Now, the primary program using resolvconf, at least for Ubuntu, is generally going to be dhclient. dhclient doesn’t use it directly though. In fact, dhclient has “dhclient-script” which calls hooks to update system configuration. dhclient-script was (probably?) written before resolvconf though so dhclient-script implements it’s own function to update /etc/resolv.conf.

To get around dhclient-script’s built-in update function (make_resolv_conf), the resolvconf package provides a dhclient hook (/etc/dhcp/dhclient-enter-hooks.d/resolvconf) which overrides the default dhclient-script implementation and calls resolvconf instead. So far, so good. (Note: I didn’t know this up front).

Now, onto my specific issue. It’s common to run a private DNS server in cloud deployments so you have complete flexibility when it comes to DNS. However, now you have to concern oneself with maintaining each instances nameservers. ‘Not a problem!’ you say. You do a quick google search on how to add nameservers to an Ubuntu server. Among the results:

Knowing about resolvconf, I read the manual and figured out that it suggests to use either dhclient.conf or /etc/network/interfaces to make the changes to the file. Since this is a cloud deployment, I didn’t want to make the changes to /etc/network/interfaces because that requires running ifup / ifdown. Not good when you’re doing everything remotely through either configuration management or ssh. So I go with dhclient.conf.

So I make the changes and run dhclient -x -pf /var/run/dhclient.eth0.pid to stop dhclient without releasing the lease and then restart it with the same arguments it was invoked with before. Finally the nameservers changes are reflected in /etc/resolv.conf. I implement this in config management and I’m on my way. Sometime later on when a change had to be made to the nameservers, it was time to update them again. So I update it in configuration management and apply the changes. It’s not long before a few servers go offline. Turns out, and I still haven’t figured this out, but sometimes when running dhclient -x it releases the current lease. I’m not sure how or why this happens, it’s just what was observed.

So after spending a while trying to figure that out without making any progress, I decide to go with the hacky way of doing things: without resolvconf. resolvconf shouldn’t touch /etc/resolv.conf if it’s not a symlink, so I think I’m okay. There is a --disable-updates option for resolvconf, but I didn’t notice it at this time.

Hours later, private names stop resolving and /etc/resolv.conf is back in the state it was before I made the changes. Not discouraged, I begin investigating. I notice that the file was modified at the same time a lease was renewed. Knowing that dhclient calls resolvconf to update /etc/resolv.conf and knowing that resolvconf should ignore the file if it’s not a symlink, I’m thoroughly confused. I try reverting back to the previous method (dhclient.conf), but I forgot to change the files back to symlinks.

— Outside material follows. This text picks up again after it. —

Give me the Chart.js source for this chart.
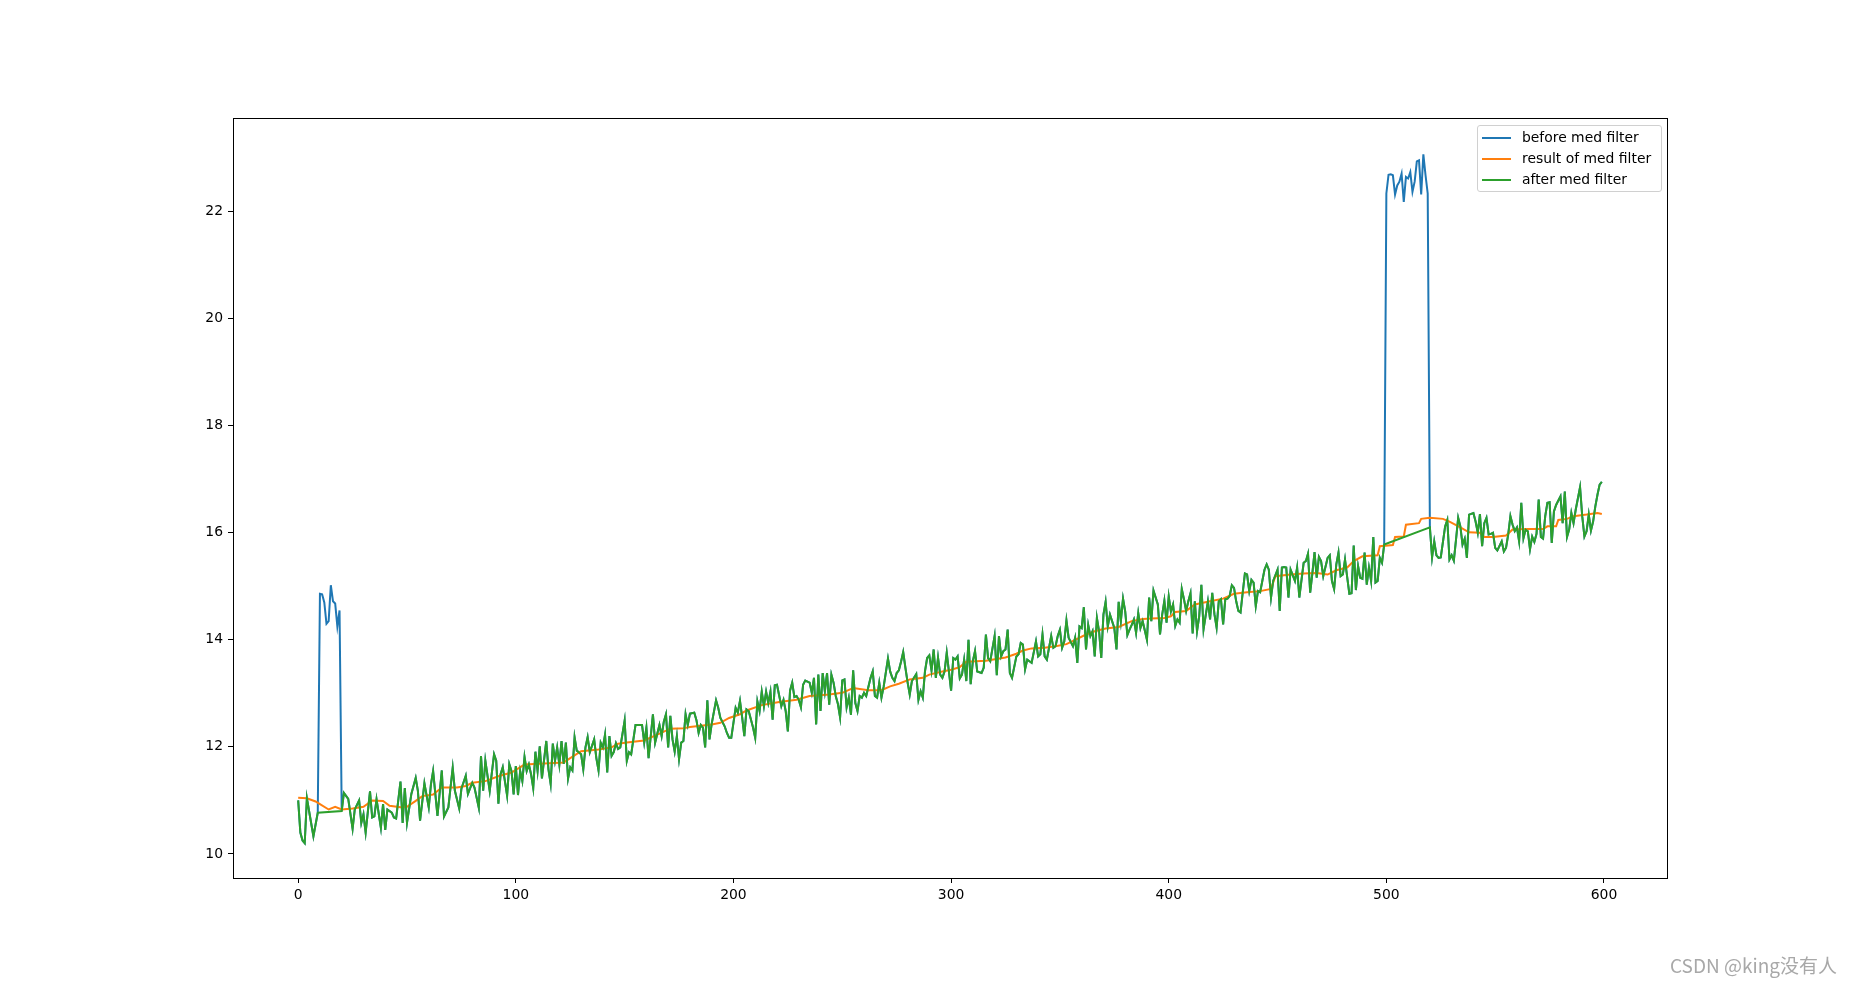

That’s when things got wild. Not wanting dhclient -x to cause issues again, I begin looking for alternative ways to update nameservers on a live dhcp-based instance. I found reading the dhclient manual that the leases are kept in a plaintext file and I made the assumption that the last entry gets read when renewing a current lease. This kindof works, but kindof doesn’t. dhclient holds on to the file descriptor of the first lease file it opened when it started execution. So if the file gets renamed or deleted, changes to the leases file won’t get recognized even if it’s at the correct location. Okay. That was too fragile anyways.

Finally I look into why resolvconf is getting called when the file wasn’t a symlink. This is when I noticed that the files weren’t, in fact, symlinks (the mistake I made above). Further investigation revealed both how resolvconf keeps dhclient-script from updating /etc/resolv.conf and the root cause. The root cause was that, even though /sbin/resolvconf checks to see if /etc/resolv.conf is a symlink, so does /etc/dhcp/dhclient-enter-hooks.d/resolvconf. This is why the file could still be updated even though it wasn’t a symbolic link. The hook checks to see if the symlink exists before it disables dhclient-script’s built-in hook.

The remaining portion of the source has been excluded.